Answer

**step1** Understanding the problem

The problem asks us to determine the eccentricity of an ellipse given a specific condition. The condition states that the length of the minor axis of the ellipse is equal to the distance between its foci.

**step2** Defining parameters of an ellipse

Let's define the standard parameters used for an ellipse:
- 'a' represents the length of the semi-major axis.
- 'b' represents the length of the semi-minor axis.
- 'c' represents the distance from the center of the ellipse to each of its foci.
From these definitions:
- The full length of the minor axis is $$2b$$.
- The distance between the two foci is $$2c$$.

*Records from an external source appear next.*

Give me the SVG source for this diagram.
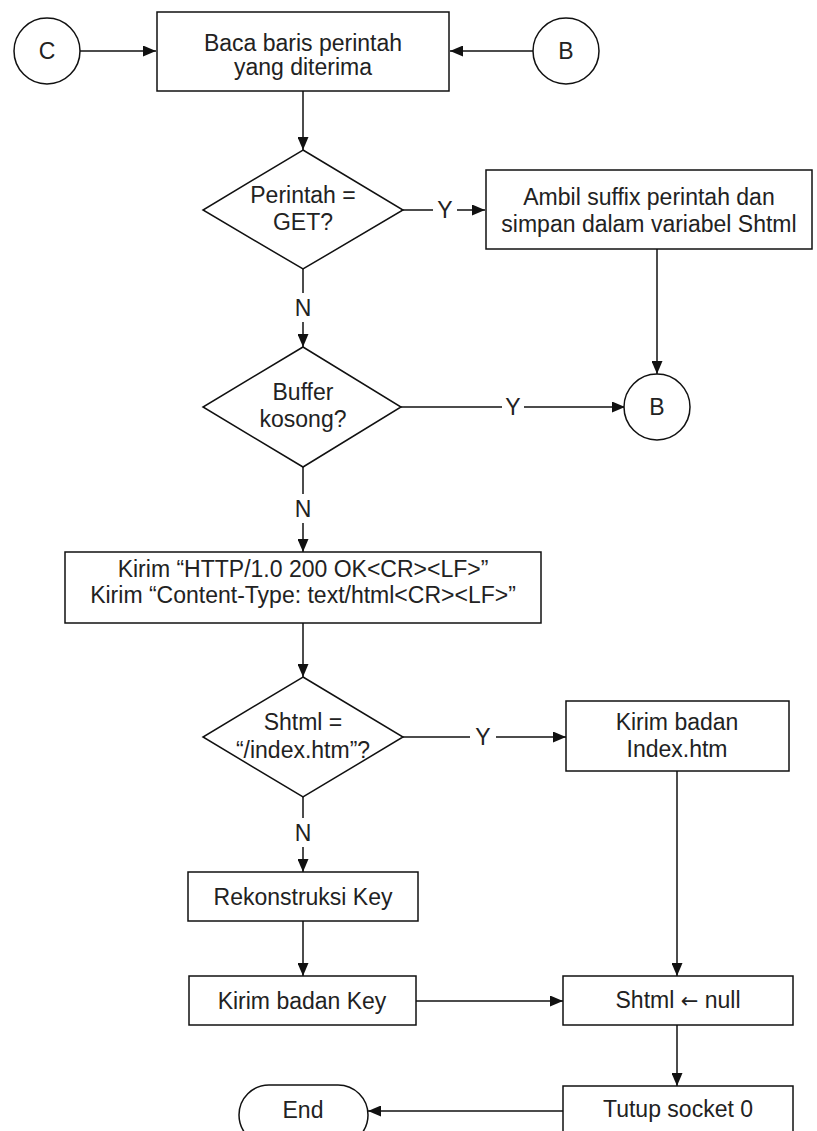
<svg xmlns="http://www.w3.org/2000/svg" width="817" height="1131" viewBox="0 0 817 1131">
  <defs>
    <marker id="arrow" viewBox="0 0 13 11" refX="13" refY="5.5" markerWidth="13" markerHeight="11" markerUnits="userSpaceOnUse" orient="auto">
      <path d="M0,0 L13,5.5 L0,11 Z" fill="#111"/>
    </marker>
    <style>
      .shape { fill: #fff; stroke: #111; stroke-width: 1.5; }
      .edge { fill: none; stroke: #111; stroke-width: 1.5; }
      .arr { marker-end: url(#arrow); }
      text { font-family: "Liberation Sans", Arial, sans-serif; font-size: 23px; fill: #222; text-anchor: middle; }
      .sym { font-family: "DejaVu Sans", sans-serif; font-size: 21px; }
    </style>
  </defs>
  <rect width="817" height="1131" fill="#fff"/>

  <!-- connectors -->
  <g id="connectors">
    <line class="edge arr" x1="80" y1="51" x2="156" y2="51"/>
    <line class="edge arr" x1="533" y1="51" x2="450" y2="51"/>
    <line class="edge arr" x1="303" y1="91" x2="303" y2="150"/>
    <!-- GET? yes -->
    <line class="edge" x1="403" y1="210" x2="433" y2="210"/>
    <text x="445" y="218">Y</text>
    <line class="edge arr" x1="457" y1="210" x2="485" y2="210"/>
    <!-- GET? no -->
    <line class="edge" x1="303" y1="269" x2="303" y2="293"/>
    <text x="303" y="316">N</text>
    <line class="edge arr" x1="303" y1="322" x2="303" y2="347"/>
    <!-- suffix box down to B -->
    <line class="edge arr" x1="657" y1="249" x2="657" y2="374"/>
    <!-- buffer empty? yes -->
    <line class="edge" x1="401" y1="407" x2="502" y2="407"/>
    <text x="513" y="415">Y</text>
    <line class="edge arr" x1="524" y1="407" x2="625" y2="407"/>
    <!-- buffer empty? no -->
    <line class="edge" x1="303" y1="467" x2="303" y2="494"/>
    <text x="303" y="517">N</text>
    <line class="edge arr" x1="303" y1="523" x2="303" y2="552"/>
    <line class="edge arr" x1="303" y1="623" x2="303" y2="677"/>
    <!-- index.htm? yes -->
    <line class="edge" x1="403" y1="737" x2="470" y2="737"/>
    <text x="483" y="745">Y</text>
    <line class="edge arr" x1="496" y1="737" x2="566" y2="737"/>
    <!-- index.htm? no -->
    <line class="edge" x1="303" y1="797" x2="303" y2="818"/>
    <text x="303" y="841">N</text>
    <line class="edge arr" x1="303" y1="847" x2="303" y2="872"/>
    <line class="edge arr" x1="303" y1="921" x2="303" y2="976"/>
    <line class="edge arr" x1="677" y1="771" x2="677" y2="976"/>
    <line class="edge arr" x1="416" y1="1001" x2="563" y2="1001"/>
    <line class="edge arr" x1="677" y1="1025" x2="677" y2="1086"/>
    <line class="edge arr" x1="563" y1="1111" x2="368" y2="1111"/>
  </g>

  <g id="conn-c">
    <circle class="shape" cx="47" cy="51" r="33"/>
    <text x="47" y="59">C</text>
  </g>

  <g id="conn-b-top">
    <circle class="shape" cx="566" cy="51" r="33"/>
    <text x="566" y="59">B</text>
  </g>

  <g id="read-line">
    <rect class="shape" x="157" y="12" width="292" height="79"/>
    <text x="303" y="51">Baca baris perintah</text>
    <text x="303" y="75">yang diterima</text>
  </g>

  <g id="is-get">
    <polygon class="shape" points="303,150 403,210 303,269 203,210"/>
    <text x="303" y="203">Perintah =</text>
    <text x="303" y="230">GET?</text>
  </g>

  <g id="take-suffix">
    <rect class="shape" x="486" y="170" width="326" height="79"/>
    <text x="649" y="205">Ambil suffix perintah dan</text>
    <text x="649" y="232">simpan dalam variabel Shtml</text>
  </g>

  <g id="buffer-empty">
    <polygon class="shape" points="303,347 401,407 303,467 203,407"/>
    <text x="303" y="400">Buffer</text>
    <text x="303" y="427">kosong?</text>
  </g>

  <g id="conn-b-mid">
    <circle class="shape" cx="657" cy="407" r="33"/>
    <text x="657" y="415">B</text>
  </g>

  <g id="send-header">
    <rect class="shape" x="65" y="552" width="476" height="71"/>
    <text x="303" y="577">Kirim “HTTP/1.0 200 OK&lt;CR&gt;&lt;LF&gt;”</text>
    <text x="303" y="603">Kirim “Content-Type: text/html&lt;CR&gt;&lt;LF&gt;”</text>
  </g>

  <g id="is-index">
    <polygon class="shape" points="303,677 403,737 303,797 203,737"/>
    <text x="303" y="730">Shtml =</text>
    <text x="303" y="758">“/index.htm”?</text>
  </g>

  <g id="send-index">
    <rect class="shape" x="566" y="701" width="223" height="70"/>
    <text x="677" y="730">Kirim badan</text>
    <text x="677" y="757">Index.htm</text>
  </g>

  <g id="rebuild-key">
    <rect class="shape" x="188" y="872" width="230" height="49"/>
    <text x="303" y="905">Rekonstruksi Key</text>
  </g>

  <g id="send-key">
    <rect class="shape" x="189" y="976" width="227" height="49"/>
    <text x="302" y="1009">Kirim badan Key</text>
  </g>

  <g id="clear-shtml">
    <rect class="shape" x="563" y="976" width="230" height="49"/>
    <text x="678" y="1008">Shtml <tspan class="sym">←</tspan> null</text>
  </g>

  <g id="close-socket">
    <rect class="shape" x="563" y="1086" width="230" height="70"/>
    <text x="678" y="1117">Tutup socket 0</text>
  </g>

  <g id="end">
    <rect class="shape" x="239" y="1085" width="129" height="60" rx="30" ry="30"/>
    <text x="303" y="1118">End</text>
  </g>
</svg>
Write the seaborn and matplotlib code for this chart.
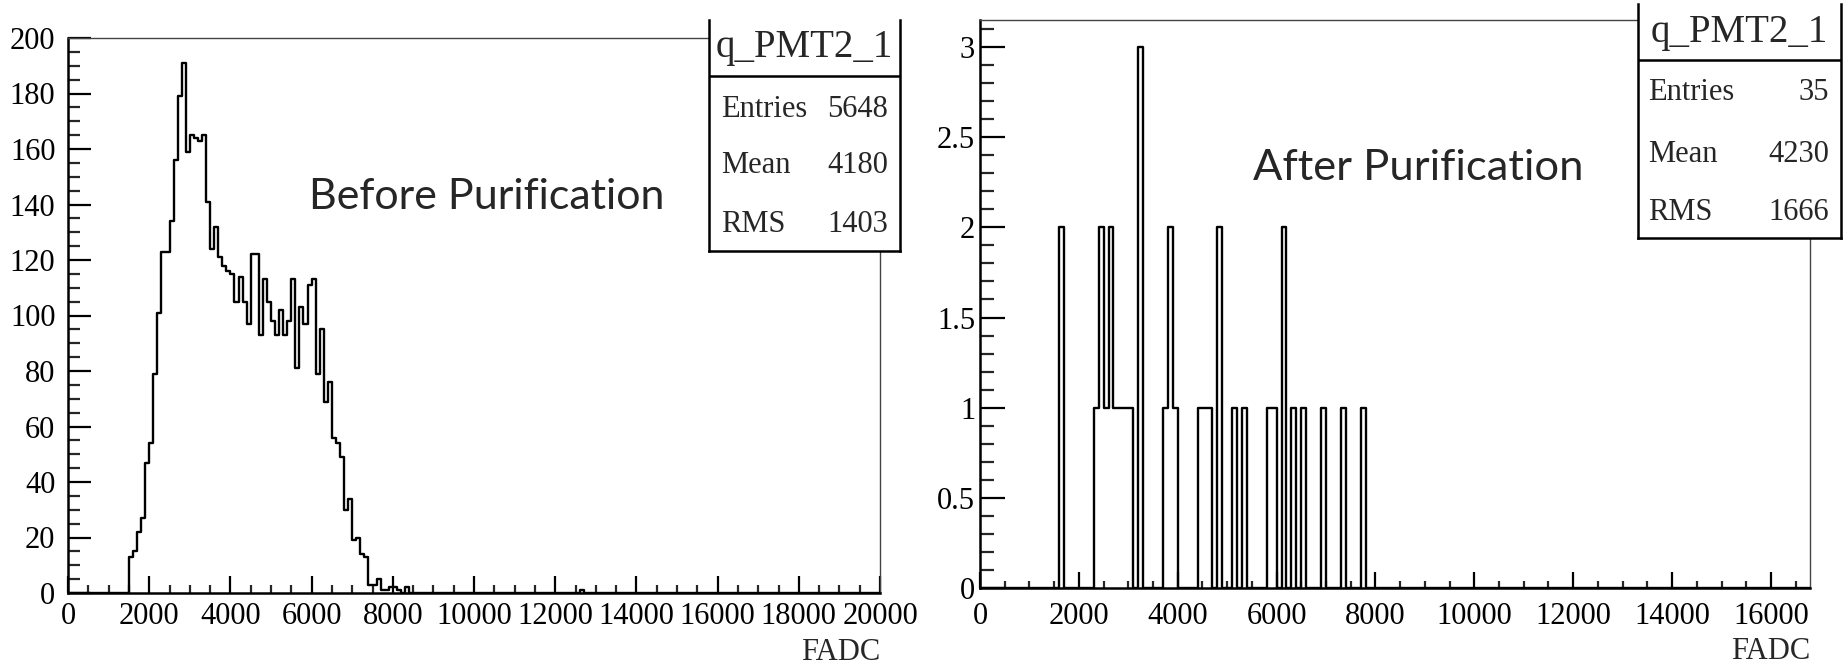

**step3** Applying the given condition to the parameters

The problem states that "the length of minor axis of an ellipse is equal to the distance between the foci".
Using our definitions from Question1.step2, this translates to the equation:
$$2b = 2c$$
Dividing both sides of the equation by 2, we simplify this relationship to:
$$b = c$$

**step4** Recalling the fundamental relationship in an ellipse

For any ellipse, the lengths of the semi-major axis (a), the semi-minor axis (b), and the distance from the center to the focus (c) are related by the following equation:
$$a^2 = b^2 + c^2$$

**step5** Substituting the condition into the fundamental relationship

From Question1.step3, we found that $$b = c$$. We can substitute 'b' for 'c' in the fundamental relationship from Question1.step4:
$$a^2 = b^2 + b^2$$
Combining the terms on the right side, we get:
$$a^2 = 2b^2$$

**step6** Defining eccentricity of an ellipse

The eccentricity of an ellipse, denoted by 'e', is a measure of how "stretched out" the ellipse is. It is defined as the ratio of the distance from the center to the focus (c) to the length of the semi-major axis (a):
$$e = \frac{c}{a}$$

**step7** Calculating the eccentricity using derived relationships

We need to find the value of 'e'. We have two key relationships:
1. From Question1.step3: $$c = b$$
2. From Question1.step5: $$a^2 = 2b^2$$
First, let's find 'a' in terms of 'b' from the second relationship. Taking the square root of both sides of $$a^2 = 2b^2$$:
$$a = \sqrt{2b^2}$$
Since 'a' and 'b' represent lengths, they must be positive. So, we simplify this to:
$$a = b\sqrt{2}$$
Now, substitute $$c = b$$ and $$a = b\sqrt{2}$$ into the eccentricity formula $$e = \frac{c}{a}$$:
$$e = \frac{b}{b\sqrt{2}}$$
The 'b' terms cancel out, leaving:
$$e = \frac{1}{\sqrt{2}}$$.

**step8** Comparing the result with the given options

The calculated eccentricity is $$\frac{1}{\sqrt{2}}$$. We now compare this value with the given options:
A) $$\displaystyle \frac{\sqrt{3}}{2}$$
B) $$\displaystyle \frac{1}{2}$$
C) $$\displaystyle \frac{1}{2\sqrt{2}}$$
D) $$\displaystyle \frac{1}{\sqrt{2}}$$
Our calculated eccentricity matches option D.